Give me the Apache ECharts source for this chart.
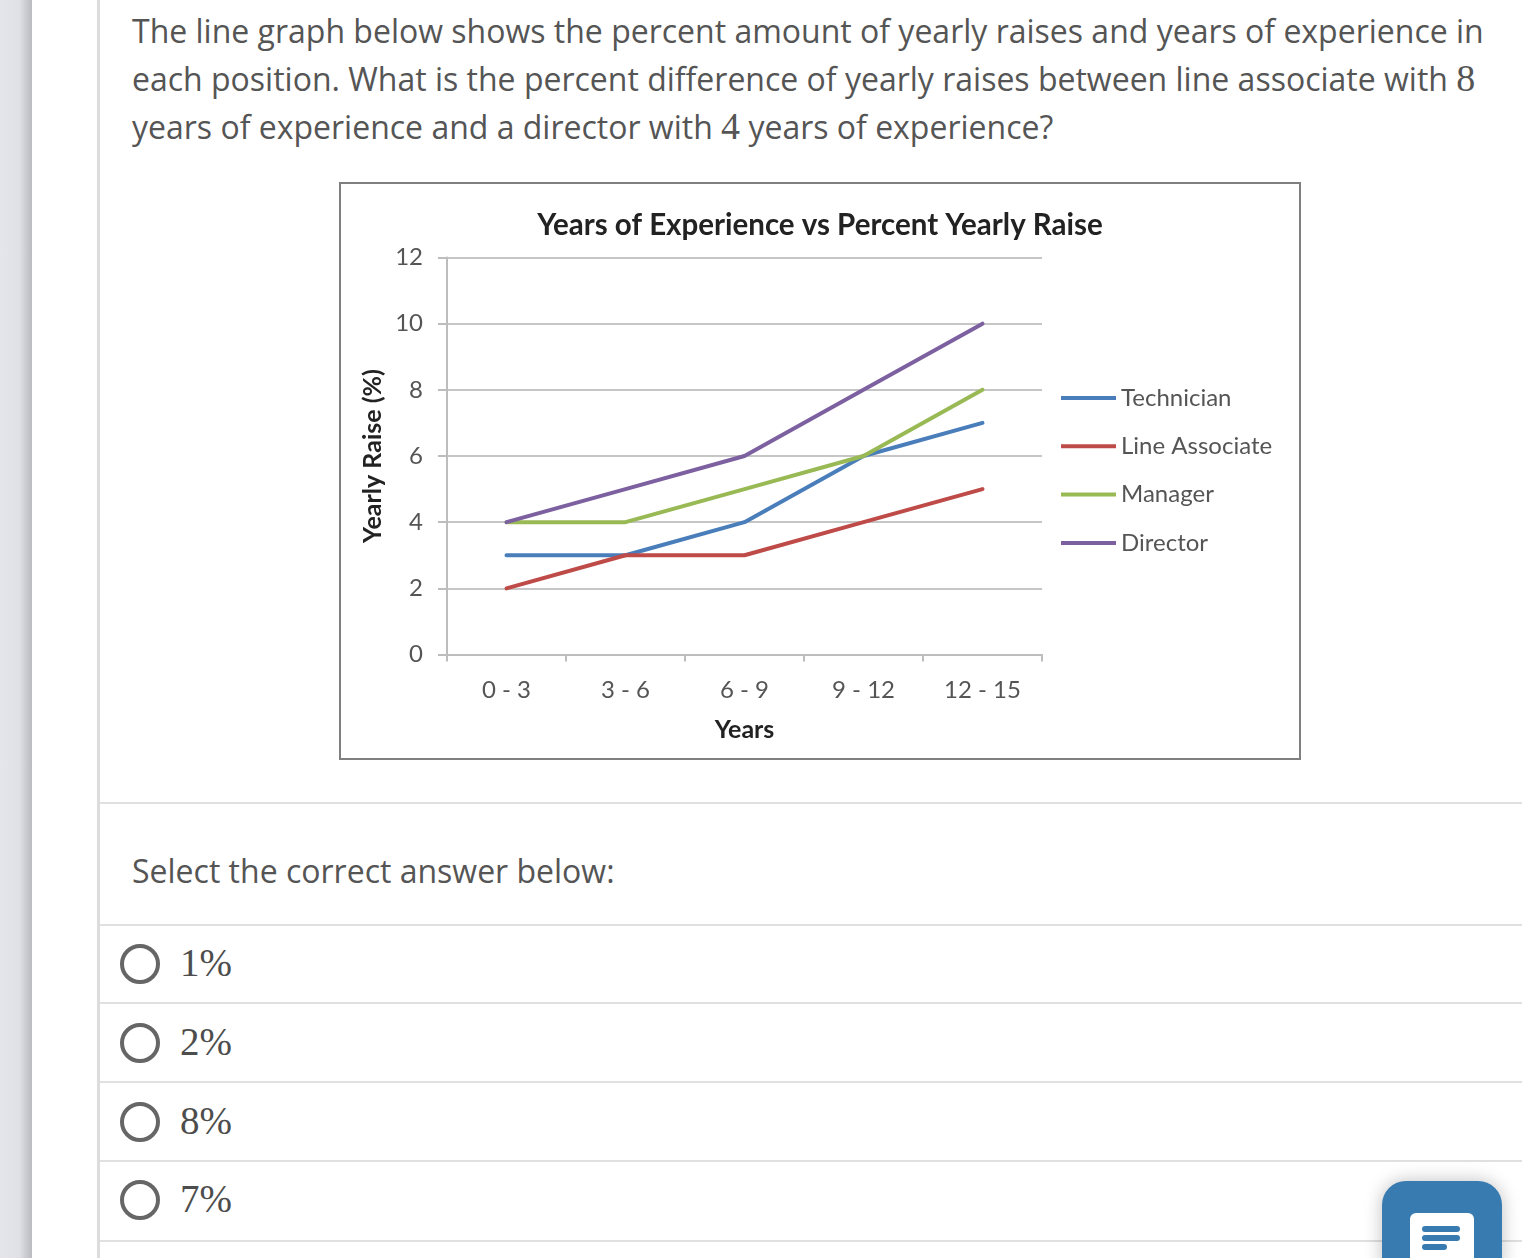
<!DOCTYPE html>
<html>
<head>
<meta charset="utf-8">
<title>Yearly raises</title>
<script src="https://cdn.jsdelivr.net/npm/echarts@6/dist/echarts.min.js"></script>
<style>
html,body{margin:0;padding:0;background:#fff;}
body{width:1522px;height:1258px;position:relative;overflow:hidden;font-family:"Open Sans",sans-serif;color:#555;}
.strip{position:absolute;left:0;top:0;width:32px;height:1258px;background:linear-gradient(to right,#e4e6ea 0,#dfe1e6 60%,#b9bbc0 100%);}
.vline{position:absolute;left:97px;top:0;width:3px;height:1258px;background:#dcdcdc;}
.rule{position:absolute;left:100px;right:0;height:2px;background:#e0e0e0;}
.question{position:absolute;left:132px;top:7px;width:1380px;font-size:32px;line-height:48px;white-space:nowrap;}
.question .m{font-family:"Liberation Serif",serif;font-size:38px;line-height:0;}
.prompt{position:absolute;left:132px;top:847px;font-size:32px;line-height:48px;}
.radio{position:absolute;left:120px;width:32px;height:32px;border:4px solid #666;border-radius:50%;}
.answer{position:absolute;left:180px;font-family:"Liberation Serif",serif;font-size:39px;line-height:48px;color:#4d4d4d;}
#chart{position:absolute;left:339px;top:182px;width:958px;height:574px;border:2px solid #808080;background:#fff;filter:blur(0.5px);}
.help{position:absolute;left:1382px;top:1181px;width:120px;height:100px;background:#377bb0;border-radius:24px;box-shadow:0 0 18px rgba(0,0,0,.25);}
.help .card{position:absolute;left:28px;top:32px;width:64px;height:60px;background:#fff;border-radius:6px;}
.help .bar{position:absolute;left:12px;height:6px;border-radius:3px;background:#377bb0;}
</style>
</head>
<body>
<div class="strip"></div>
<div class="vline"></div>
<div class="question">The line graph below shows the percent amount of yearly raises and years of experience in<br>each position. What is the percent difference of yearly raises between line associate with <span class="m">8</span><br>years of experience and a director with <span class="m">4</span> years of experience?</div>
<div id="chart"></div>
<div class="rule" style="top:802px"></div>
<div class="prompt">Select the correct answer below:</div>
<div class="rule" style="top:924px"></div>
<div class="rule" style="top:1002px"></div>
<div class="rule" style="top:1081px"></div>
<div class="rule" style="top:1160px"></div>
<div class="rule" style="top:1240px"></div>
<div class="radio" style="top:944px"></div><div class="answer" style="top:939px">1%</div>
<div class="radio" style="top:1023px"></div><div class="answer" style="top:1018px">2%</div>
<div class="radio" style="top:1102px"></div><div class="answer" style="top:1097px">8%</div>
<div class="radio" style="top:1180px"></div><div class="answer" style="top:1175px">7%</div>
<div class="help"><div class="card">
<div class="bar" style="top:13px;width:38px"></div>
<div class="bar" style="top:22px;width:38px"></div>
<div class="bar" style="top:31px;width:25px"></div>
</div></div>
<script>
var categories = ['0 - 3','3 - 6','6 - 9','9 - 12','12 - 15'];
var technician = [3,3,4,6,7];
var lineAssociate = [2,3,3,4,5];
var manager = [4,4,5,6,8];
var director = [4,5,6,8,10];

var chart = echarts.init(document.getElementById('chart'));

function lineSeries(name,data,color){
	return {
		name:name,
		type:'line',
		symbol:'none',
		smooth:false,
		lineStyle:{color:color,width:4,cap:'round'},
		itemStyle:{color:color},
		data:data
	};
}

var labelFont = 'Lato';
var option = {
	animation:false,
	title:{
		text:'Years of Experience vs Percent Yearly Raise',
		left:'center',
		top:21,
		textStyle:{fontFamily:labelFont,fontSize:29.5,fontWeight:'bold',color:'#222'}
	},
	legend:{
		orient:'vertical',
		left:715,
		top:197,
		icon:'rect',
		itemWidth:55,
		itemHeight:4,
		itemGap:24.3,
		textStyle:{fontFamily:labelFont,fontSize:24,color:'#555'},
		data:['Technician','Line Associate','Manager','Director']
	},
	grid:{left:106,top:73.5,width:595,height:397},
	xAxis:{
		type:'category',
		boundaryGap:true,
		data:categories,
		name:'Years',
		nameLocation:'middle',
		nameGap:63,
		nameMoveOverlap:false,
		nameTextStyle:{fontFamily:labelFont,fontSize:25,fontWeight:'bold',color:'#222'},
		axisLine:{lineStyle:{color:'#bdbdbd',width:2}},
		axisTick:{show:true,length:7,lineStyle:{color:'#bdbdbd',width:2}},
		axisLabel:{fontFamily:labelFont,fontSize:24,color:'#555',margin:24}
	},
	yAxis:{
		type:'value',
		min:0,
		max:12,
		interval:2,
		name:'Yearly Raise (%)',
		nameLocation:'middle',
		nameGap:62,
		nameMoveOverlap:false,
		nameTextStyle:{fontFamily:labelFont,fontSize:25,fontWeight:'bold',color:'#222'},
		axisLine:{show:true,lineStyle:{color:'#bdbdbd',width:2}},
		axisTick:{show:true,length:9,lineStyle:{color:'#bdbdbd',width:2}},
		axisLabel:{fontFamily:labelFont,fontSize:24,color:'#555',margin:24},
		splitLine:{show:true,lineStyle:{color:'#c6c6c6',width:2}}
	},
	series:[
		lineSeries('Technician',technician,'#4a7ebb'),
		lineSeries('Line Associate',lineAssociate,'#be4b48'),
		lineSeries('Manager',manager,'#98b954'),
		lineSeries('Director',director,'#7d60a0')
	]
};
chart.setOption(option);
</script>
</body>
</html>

...

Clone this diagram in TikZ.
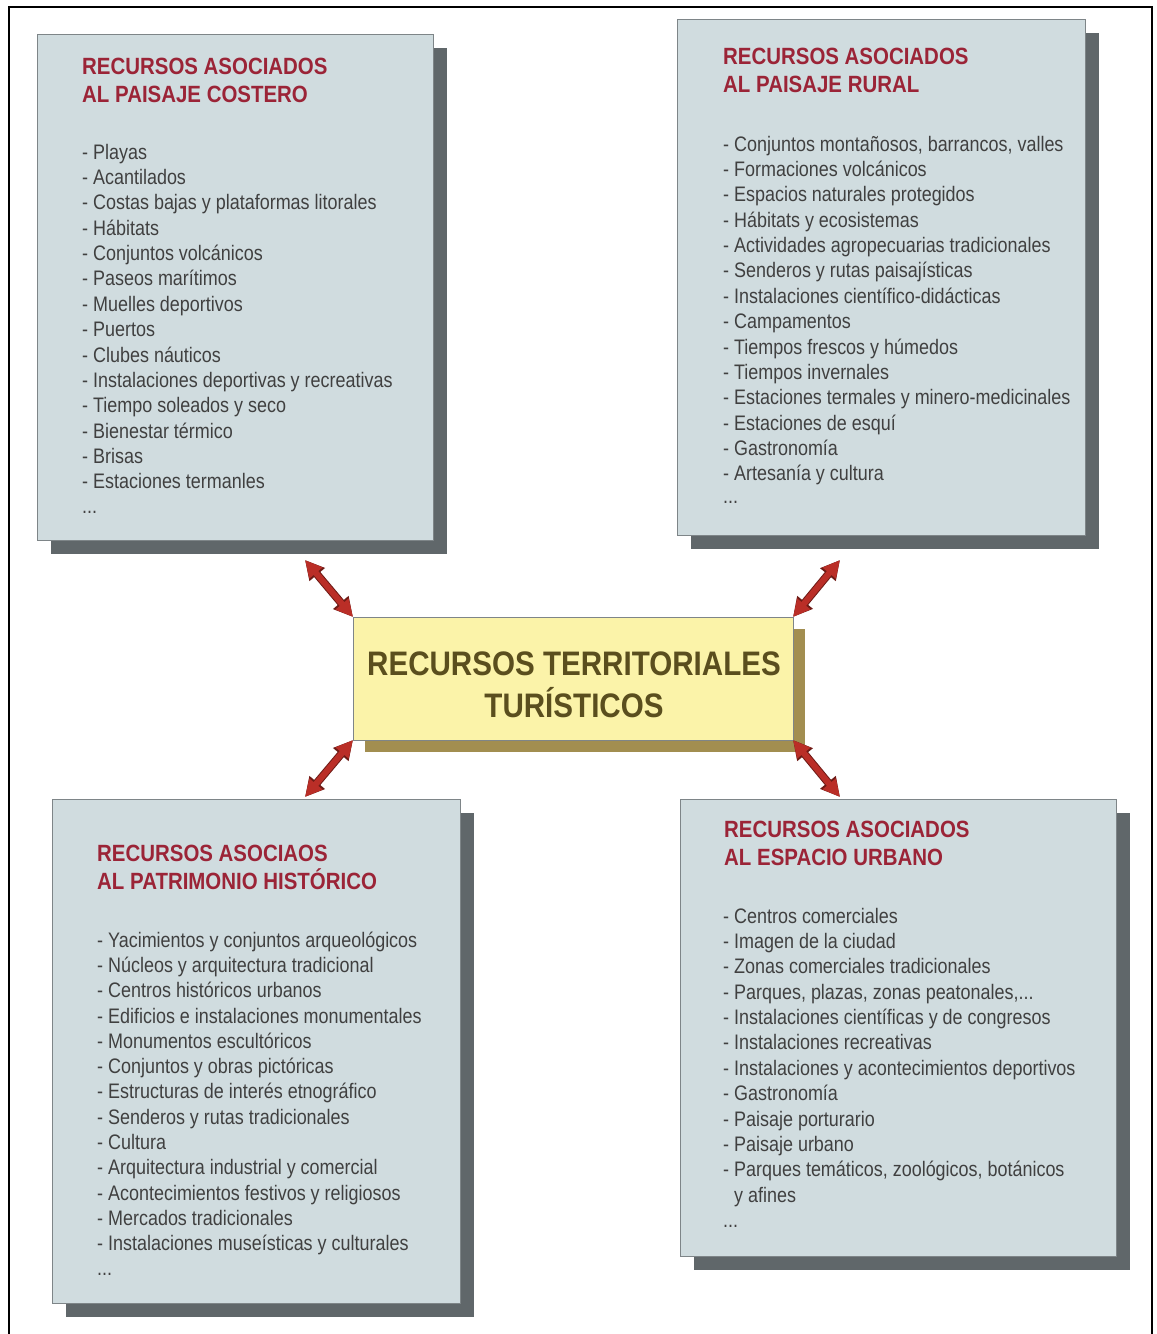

→ EXERCISE
Look through the entries above and count each line holding "this"; report the count alone.

→ TASK OUTPUT
2